Request.
Extract all lines in the data that contain the word "Python".

Task inputs.

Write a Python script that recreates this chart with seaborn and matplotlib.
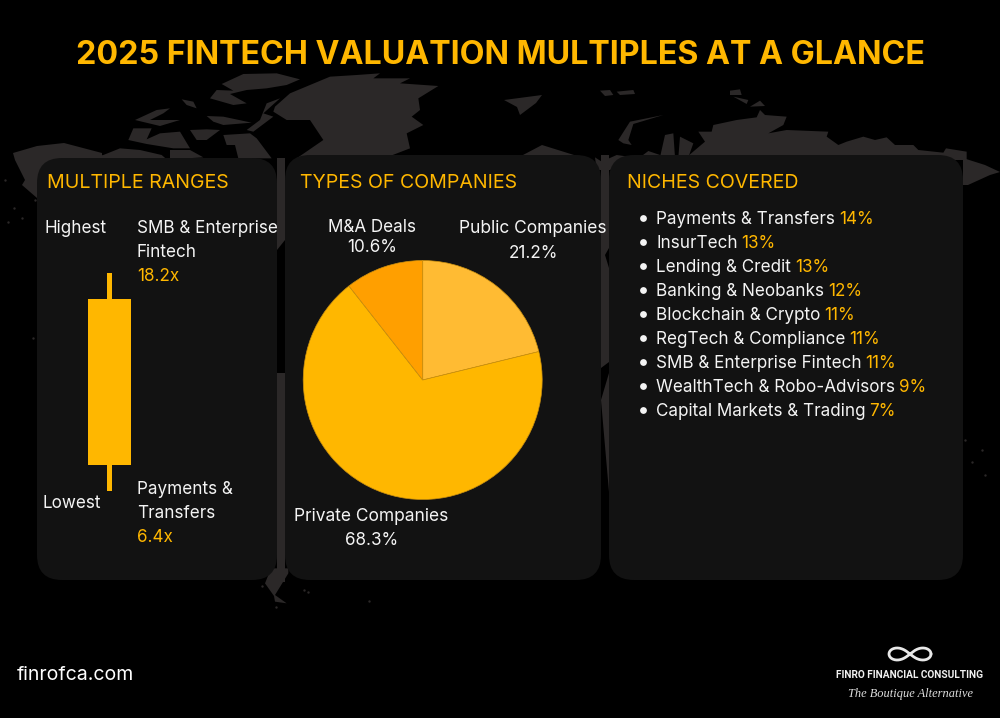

...

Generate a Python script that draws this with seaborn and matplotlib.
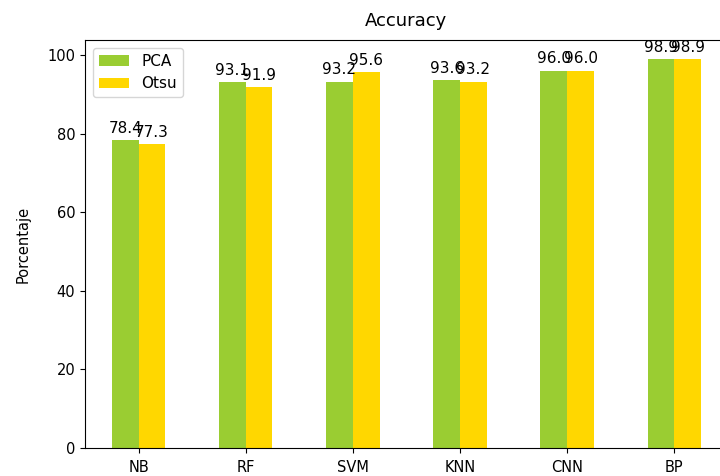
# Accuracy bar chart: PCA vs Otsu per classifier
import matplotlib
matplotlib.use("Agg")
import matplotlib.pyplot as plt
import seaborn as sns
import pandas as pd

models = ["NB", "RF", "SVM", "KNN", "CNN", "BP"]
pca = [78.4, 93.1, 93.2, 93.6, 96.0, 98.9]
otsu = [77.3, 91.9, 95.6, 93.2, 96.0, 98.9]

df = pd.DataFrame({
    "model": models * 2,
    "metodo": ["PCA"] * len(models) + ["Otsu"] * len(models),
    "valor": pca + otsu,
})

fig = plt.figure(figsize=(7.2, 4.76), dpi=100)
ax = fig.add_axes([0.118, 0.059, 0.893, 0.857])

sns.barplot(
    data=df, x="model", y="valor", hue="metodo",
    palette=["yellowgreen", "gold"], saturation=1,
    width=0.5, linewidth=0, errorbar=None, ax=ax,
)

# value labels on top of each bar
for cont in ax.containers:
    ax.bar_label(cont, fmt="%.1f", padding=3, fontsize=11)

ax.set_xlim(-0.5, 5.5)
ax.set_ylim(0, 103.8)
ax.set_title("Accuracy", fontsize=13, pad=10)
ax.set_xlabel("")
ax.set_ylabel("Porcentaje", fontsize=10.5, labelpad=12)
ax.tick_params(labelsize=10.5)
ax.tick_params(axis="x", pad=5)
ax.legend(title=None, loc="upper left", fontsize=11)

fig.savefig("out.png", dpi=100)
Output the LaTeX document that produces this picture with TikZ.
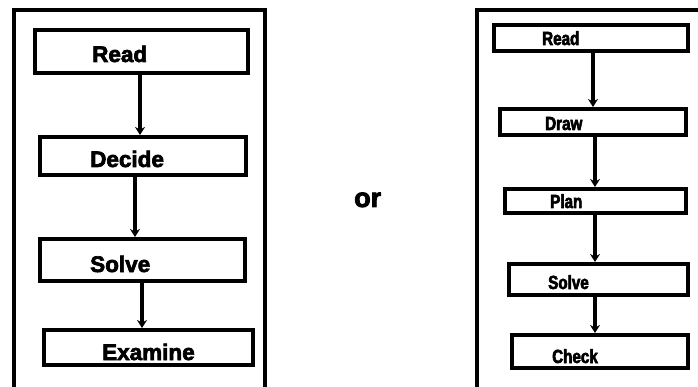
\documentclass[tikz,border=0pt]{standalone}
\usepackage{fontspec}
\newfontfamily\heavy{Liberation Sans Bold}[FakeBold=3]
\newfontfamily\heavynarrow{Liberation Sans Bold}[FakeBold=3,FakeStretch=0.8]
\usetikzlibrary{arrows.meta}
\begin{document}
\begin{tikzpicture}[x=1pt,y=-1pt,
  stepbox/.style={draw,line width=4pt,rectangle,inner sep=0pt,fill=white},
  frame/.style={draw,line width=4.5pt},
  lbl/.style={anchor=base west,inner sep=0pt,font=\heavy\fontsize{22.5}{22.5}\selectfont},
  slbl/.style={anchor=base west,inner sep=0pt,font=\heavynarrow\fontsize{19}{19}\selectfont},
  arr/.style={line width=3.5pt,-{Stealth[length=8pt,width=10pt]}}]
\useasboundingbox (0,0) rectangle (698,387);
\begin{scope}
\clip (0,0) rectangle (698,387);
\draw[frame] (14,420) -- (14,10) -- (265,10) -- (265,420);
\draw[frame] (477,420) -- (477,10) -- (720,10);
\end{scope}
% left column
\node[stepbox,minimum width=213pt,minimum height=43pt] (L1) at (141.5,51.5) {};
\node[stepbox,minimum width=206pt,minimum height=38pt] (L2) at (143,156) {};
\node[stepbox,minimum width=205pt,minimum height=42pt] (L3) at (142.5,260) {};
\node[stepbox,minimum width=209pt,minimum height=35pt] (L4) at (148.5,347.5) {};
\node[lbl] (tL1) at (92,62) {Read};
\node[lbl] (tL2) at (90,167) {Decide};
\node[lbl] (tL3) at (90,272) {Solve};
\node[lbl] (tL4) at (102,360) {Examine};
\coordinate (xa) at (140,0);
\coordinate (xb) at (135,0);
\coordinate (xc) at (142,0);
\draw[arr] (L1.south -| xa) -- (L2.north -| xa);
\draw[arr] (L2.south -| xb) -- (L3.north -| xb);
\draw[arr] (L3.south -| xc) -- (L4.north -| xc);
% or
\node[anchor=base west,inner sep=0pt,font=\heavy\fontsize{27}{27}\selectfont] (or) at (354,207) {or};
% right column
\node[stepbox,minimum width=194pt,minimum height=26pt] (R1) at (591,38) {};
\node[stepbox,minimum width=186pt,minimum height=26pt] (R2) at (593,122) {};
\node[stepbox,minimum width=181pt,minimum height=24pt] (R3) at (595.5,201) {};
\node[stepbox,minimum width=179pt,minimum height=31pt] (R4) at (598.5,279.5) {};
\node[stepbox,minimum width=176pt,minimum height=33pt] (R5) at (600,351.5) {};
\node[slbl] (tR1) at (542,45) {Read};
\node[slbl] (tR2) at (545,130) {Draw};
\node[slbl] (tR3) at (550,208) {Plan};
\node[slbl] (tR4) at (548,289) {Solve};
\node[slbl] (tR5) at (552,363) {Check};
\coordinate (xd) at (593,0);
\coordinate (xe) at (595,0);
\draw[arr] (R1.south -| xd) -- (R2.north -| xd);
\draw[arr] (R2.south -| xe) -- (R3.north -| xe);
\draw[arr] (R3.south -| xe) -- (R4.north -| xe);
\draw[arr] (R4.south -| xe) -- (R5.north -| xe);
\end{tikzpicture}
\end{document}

Written reply.
Write a Python script that recreates this chart with seaborn and matplotlib.
Generate a Python script that draws this with seaborn and matplotlib.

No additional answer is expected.